#### MATERIAL SUPPLIED
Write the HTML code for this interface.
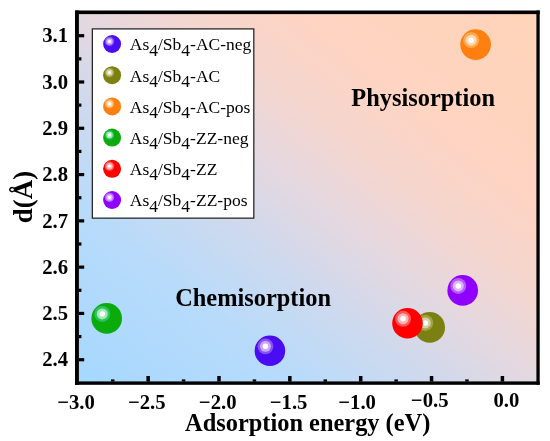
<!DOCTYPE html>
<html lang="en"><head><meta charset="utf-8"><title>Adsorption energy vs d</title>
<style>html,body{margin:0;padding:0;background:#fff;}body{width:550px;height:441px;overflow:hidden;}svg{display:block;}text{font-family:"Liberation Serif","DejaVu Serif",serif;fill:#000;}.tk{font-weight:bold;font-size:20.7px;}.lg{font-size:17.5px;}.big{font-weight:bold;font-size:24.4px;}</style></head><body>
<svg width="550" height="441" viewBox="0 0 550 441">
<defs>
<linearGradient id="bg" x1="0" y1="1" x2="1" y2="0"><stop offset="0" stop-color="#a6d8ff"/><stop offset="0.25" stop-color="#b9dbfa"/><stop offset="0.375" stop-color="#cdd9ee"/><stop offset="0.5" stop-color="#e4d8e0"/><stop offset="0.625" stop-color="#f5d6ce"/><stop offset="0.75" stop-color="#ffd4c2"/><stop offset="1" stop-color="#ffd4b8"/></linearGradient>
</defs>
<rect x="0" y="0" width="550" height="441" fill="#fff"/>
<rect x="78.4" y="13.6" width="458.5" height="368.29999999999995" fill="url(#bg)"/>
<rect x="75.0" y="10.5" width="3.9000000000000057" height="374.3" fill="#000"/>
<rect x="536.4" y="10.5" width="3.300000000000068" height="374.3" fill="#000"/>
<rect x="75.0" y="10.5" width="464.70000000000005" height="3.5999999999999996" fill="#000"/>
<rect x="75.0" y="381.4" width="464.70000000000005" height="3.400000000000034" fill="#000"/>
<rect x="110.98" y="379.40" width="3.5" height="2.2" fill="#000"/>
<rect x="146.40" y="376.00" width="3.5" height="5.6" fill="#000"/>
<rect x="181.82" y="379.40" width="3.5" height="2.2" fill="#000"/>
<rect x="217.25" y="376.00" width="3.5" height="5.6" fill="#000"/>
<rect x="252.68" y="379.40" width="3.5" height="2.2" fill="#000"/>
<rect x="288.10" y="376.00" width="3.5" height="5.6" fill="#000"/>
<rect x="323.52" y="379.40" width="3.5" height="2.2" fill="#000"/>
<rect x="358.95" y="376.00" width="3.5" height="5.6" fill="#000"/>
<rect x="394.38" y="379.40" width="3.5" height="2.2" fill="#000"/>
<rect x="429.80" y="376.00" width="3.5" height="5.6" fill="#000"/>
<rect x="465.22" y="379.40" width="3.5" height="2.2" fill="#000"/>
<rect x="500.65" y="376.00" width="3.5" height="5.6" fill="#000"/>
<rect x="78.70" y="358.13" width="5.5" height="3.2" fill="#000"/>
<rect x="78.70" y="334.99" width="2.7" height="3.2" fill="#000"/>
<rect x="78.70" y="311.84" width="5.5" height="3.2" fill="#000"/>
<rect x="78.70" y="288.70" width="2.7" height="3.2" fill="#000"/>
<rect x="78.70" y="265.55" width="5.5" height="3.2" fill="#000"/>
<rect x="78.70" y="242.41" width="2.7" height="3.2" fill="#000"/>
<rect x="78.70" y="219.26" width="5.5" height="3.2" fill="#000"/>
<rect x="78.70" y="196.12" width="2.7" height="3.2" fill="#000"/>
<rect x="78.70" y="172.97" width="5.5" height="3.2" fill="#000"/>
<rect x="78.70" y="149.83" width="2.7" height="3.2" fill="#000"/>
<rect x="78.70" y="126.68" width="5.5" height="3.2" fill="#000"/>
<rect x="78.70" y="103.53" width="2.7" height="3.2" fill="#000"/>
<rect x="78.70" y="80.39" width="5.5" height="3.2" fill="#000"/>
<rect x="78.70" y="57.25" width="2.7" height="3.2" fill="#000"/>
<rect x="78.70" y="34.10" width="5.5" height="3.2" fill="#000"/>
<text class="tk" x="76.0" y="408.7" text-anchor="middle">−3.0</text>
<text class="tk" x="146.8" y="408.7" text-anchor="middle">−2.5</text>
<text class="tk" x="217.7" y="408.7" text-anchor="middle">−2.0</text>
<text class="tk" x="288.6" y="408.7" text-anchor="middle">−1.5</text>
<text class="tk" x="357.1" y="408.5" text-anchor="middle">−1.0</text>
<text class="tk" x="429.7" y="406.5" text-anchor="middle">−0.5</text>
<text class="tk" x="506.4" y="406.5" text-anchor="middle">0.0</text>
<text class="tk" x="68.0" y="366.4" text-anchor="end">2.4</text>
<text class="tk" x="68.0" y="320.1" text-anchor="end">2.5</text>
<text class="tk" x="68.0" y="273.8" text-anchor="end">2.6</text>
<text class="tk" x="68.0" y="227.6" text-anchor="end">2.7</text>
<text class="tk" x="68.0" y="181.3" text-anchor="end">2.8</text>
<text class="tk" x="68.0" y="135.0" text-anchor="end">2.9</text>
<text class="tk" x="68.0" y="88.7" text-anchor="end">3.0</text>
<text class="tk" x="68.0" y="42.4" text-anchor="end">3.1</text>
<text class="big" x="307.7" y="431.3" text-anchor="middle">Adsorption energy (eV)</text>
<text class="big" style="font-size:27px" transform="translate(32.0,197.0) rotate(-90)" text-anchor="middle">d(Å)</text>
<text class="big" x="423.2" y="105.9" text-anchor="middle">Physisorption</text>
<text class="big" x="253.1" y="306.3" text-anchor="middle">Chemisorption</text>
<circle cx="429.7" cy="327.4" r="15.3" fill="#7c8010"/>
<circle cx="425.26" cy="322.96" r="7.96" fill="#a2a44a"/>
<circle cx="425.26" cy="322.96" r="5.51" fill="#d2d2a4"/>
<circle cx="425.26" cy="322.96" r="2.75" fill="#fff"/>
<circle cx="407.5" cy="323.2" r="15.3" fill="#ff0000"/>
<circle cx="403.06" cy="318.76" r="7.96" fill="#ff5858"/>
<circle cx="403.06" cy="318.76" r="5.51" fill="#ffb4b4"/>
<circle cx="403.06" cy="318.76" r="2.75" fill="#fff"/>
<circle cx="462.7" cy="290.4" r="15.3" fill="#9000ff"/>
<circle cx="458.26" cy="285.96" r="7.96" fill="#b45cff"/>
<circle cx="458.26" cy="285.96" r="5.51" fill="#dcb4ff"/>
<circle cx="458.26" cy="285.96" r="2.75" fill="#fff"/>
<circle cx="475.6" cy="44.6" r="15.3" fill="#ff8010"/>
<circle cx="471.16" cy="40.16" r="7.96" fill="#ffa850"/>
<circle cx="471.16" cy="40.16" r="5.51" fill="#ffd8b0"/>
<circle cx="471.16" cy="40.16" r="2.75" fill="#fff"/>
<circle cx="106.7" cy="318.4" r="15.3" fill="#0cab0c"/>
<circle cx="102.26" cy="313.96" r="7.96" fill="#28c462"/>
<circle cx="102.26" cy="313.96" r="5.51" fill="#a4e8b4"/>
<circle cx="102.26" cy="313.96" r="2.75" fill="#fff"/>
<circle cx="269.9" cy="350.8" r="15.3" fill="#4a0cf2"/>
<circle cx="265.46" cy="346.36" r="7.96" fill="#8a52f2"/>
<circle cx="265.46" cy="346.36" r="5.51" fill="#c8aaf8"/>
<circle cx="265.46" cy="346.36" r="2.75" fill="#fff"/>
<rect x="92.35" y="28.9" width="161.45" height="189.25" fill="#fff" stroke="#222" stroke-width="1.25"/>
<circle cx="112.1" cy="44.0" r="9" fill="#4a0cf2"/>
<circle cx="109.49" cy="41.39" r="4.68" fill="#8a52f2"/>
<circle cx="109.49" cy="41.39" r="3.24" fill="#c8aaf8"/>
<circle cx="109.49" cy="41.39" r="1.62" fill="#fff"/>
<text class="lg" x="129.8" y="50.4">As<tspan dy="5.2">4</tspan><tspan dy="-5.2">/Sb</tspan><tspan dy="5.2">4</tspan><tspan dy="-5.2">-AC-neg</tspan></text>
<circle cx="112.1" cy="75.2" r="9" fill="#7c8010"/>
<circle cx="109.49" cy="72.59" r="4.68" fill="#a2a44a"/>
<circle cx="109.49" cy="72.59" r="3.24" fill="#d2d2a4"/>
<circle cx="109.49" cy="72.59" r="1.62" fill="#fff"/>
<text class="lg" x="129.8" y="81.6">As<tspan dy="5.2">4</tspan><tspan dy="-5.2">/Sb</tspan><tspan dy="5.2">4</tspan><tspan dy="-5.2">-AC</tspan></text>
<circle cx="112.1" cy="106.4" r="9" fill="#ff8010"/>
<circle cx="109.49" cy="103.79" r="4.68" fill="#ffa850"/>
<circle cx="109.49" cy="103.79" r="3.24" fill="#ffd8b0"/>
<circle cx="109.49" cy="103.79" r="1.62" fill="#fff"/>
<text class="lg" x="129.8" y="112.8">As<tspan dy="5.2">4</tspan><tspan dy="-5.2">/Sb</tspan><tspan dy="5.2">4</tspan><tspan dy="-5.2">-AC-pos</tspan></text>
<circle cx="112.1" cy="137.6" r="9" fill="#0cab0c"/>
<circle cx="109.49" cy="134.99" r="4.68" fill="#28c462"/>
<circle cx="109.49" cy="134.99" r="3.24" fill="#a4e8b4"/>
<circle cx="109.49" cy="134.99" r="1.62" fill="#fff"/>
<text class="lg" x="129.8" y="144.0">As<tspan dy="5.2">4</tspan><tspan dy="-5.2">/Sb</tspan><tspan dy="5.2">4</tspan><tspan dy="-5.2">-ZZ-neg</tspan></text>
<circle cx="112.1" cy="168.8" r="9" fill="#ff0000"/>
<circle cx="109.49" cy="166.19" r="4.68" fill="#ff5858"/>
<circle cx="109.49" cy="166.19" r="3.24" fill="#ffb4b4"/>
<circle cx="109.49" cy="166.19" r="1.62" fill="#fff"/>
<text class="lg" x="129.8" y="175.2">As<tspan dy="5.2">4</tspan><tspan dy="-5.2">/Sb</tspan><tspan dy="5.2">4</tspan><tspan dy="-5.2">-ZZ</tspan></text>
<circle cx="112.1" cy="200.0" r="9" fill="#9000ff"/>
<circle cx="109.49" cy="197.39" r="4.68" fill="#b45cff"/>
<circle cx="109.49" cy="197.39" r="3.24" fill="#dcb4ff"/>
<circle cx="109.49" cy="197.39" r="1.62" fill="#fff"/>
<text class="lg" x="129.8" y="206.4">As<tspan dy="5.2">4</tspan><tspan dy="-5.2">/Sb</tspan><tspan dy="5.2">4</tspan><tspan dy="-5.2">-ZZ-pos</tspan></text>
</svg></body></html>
==
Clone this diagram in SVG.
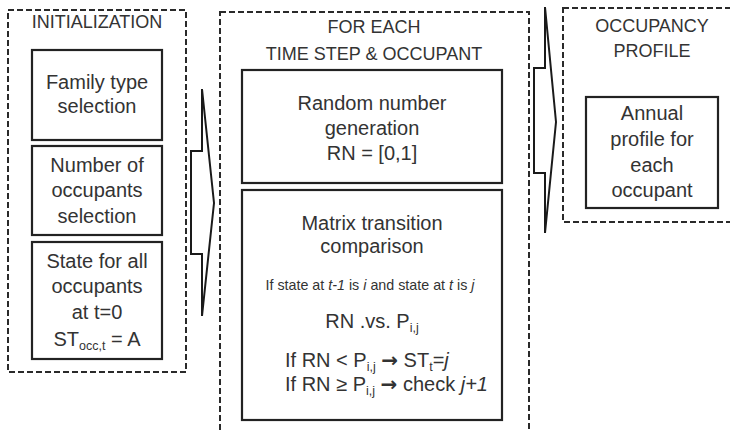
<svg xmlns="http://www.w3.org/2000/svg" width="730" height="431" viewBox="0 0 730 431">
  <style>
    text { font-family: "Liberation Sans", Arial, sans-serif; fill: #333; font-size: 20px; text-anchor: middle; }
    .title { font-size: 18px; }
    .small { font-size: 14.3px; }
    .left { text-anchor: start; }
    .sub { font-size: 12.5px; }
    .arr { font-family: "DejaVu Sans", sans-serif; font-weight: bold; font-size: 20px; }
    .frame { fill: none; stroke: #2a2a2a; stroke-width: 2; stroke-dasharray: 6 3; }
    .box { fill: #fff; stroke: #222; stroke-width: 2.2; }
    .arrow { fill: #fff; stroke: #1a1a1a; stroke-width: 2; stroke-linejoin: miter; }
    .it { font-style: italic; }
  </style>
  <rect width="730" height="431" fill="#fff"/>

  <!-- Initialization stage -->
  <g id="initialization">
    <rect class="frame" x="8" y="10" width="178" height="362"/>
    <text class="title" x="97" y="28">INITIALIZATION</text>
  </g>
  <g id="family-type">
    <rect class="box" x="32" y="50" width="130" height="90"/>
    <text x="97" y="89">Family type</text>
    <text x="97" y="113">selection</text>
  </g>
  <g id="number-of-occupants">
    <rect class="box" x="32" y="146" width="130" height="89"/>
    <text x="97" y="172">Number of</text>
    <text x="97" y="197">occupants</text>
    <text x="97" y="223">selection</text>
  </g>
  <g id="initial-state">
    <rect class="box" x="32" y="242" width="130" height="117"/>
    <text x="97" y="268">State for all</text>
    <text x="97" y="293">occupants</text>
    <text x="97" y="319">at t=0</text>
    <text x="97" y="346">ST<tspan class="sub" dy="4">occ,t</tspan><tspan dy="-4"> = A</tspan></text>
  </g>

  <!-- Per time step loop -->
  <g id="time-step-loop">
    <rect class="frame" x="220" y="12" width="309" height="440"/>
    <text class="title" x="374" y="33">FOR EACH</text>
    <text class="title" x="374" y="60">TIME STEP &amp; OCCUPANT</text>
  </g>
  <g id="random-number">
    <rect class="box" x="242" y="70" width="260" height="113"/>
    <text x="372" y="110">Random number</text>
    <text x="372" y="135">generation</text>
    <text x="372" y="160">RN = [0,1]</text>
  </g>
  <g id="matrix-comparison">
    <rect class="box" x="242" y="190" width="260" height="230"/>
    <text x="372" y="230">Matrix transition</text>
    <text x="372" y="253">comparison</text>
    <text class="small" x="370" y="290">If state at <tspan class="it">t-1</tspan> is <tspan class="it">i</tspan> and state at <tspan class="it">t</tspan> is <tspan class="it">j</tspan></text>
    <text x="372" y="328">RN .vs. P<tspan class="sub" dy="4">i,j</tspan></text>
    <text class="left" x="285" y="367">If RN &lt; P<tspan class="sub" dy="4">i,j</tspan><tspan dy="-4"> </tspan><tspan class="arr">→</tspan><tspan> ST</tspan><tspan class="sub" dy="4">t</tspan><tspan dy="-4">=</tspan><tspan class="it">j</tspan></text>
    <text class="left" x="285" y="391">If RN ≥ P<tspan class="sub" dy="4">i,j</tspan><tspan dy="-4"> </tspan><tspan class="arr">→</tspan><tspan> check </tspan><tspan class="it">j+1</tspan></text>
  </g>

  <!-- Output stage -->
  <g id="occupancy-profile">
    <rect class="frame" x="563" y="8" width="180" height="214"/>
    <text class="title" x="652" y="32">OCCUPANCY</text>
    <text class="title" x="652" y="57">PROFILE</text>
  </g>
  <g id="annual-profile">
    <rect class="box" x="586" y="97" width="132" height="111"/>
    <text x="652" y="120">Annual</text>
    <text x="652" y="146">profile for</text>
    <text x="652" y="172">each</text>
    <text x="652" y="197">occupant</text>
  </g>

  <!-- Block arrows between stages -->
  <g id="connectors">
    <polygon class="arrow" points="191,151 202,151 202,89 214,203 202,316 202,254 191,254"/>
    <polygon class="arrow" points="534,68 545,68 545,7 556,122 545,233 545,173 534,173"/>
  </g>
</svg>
==
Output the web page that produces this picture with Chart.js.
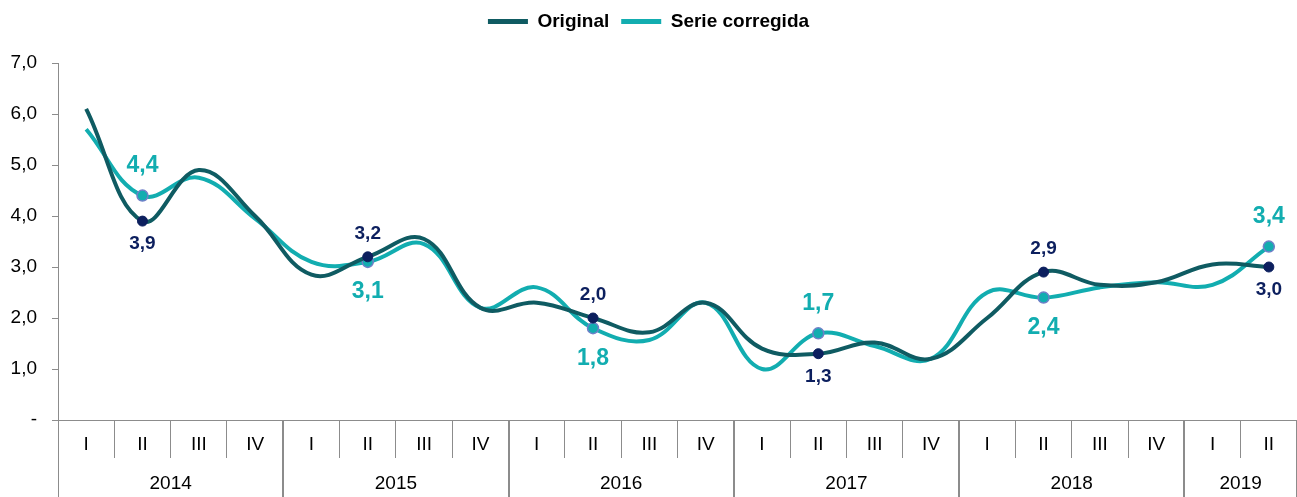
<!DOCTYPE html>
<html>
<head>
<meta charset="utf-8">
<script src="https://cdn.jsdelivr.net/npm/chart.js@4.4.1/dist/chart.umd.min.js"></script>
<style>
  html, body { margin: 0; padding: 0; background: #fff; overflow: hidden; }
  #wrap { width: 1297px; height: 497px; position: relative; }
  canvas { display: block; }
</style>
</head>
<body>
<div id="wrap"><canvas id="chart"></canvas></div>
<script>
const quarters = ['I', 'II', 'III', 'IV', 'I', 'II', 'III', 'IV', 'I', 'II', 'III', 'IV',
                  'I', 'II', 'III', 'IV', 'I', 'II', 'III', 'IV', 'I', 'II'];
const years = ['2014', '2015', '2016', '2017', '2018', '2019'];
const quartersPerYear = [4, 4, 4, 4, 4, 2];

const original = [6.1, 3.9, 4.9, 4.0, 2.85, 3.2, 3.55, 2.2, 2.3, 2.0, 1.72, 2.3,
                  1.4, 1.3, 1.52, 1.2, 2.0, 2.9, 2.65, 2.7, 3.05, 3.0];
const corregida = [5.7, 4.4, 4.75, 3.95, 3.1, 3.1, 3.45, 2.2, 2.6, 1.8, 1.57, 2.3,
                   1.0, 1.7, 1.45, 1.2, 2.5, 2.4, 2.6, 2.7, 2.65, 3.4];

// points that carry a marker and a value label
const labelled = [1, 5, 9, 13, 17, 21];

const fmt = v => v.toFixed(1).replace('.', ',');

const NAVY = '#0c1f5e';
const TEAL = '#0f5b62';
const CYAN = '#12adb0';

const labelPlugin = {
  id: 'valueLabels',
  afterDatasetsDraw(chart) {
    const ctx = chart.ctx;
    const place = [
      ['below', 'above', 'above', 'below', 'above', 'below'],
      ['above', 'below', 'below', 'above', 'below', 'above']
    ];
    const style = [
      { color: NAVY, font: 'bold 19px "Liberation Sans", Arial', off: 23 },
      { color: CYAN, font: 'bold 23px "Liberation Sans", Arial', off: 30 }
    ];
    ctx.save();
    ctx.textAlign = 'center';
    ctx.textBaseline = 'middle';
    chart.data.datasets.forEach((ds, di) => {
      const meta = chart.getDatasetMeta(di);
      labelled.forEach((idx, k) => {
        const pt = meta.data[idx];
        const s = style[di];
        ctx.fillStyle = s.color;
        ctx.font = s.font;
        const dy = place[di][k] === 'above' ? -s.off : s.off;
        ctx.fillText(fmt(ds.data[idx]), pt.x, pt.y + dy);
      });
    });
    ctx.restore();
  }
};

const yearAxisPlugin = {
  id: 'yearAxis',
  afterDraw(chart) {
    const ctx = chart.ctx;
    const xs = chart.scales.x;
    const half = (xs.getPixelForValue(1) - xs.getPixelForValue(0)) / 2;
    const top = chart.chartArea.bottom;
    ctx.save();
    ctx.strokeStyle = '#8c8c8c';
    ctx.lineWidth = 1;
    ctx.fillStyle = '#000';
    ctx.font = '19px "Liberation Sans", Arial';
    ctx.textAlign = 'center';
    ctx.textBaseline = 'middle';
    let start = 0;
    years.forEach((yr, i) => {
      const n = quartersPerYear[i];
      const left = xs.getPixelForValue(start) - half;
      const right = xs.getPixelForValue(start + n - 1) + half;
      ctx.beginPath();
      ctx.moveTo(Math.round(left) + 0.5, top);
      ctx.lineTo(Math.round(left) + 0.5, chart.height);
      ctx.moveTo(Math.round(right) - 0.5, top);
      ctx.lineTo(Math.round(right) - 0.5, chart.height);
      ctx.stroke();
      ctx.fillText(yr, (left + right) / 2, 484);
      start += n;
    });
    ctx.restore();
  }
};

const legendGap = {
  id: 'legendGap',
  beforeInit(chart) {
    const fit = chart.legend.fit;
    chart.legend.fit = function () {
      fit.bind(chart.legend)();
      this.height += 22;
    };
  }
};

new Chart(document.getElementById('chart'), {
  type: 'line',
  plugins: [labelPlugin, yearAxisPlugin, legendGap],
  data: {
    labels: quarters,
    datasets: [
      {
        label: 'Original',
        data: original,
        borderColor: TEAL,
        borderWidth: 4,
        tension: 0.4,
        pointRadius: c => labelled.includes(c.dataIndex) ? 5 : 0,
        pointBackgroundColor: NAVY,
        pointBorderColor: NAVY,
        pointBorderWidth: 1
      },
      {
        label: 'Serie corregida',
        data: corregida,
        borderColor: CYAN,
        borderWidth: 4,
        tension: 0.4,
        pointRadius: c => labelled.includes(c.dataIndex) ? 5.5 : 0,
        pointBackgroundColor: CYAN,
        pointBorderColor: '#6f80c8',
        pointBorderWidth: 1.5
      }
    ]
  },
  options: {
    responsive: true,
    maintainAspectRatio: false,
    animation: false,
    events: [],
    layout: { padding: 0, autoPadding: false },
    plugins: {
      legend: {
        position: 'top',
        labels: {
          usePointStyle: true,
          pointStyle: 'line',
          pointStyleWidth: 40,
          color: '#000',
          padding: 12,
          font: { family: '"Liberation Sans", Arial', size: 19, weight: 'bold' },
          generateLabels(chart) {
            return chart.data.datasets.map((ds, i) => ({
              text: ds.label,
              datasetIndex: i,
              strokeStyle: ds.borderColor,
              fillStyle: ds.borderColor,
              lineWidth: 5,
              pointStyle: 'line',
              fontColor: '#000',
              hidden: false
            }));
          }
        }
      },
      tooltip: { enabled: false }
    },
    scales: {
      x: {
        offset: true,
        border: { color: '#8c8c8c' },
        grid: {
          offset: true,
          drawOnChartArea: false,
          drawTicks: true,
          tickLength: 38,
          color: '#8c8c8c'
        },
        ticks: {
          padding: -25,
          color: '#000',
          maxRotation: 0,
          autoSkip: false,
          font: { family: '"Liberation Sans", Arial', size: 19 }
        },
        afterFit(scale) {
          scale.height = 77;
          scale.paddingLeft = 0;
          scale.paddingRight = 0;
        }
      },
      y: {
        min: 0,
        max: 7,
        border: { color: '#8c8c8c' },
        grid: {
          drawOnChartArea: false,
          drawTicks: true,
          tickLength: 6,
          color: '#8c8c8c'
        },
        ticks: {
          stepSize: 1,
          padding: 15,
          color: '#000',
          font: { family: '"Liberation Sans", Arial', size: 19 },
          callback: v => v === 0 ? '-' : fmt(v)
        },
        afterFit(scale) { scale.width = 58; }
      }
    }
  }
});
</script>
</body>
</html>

#### DO THIS
Extract from the data every line where "Output" shows up.

#### ANSWER FOR THIS EXERCISE
  <!-- Output stage -->
Output the web page that produces this picture with Chart.js.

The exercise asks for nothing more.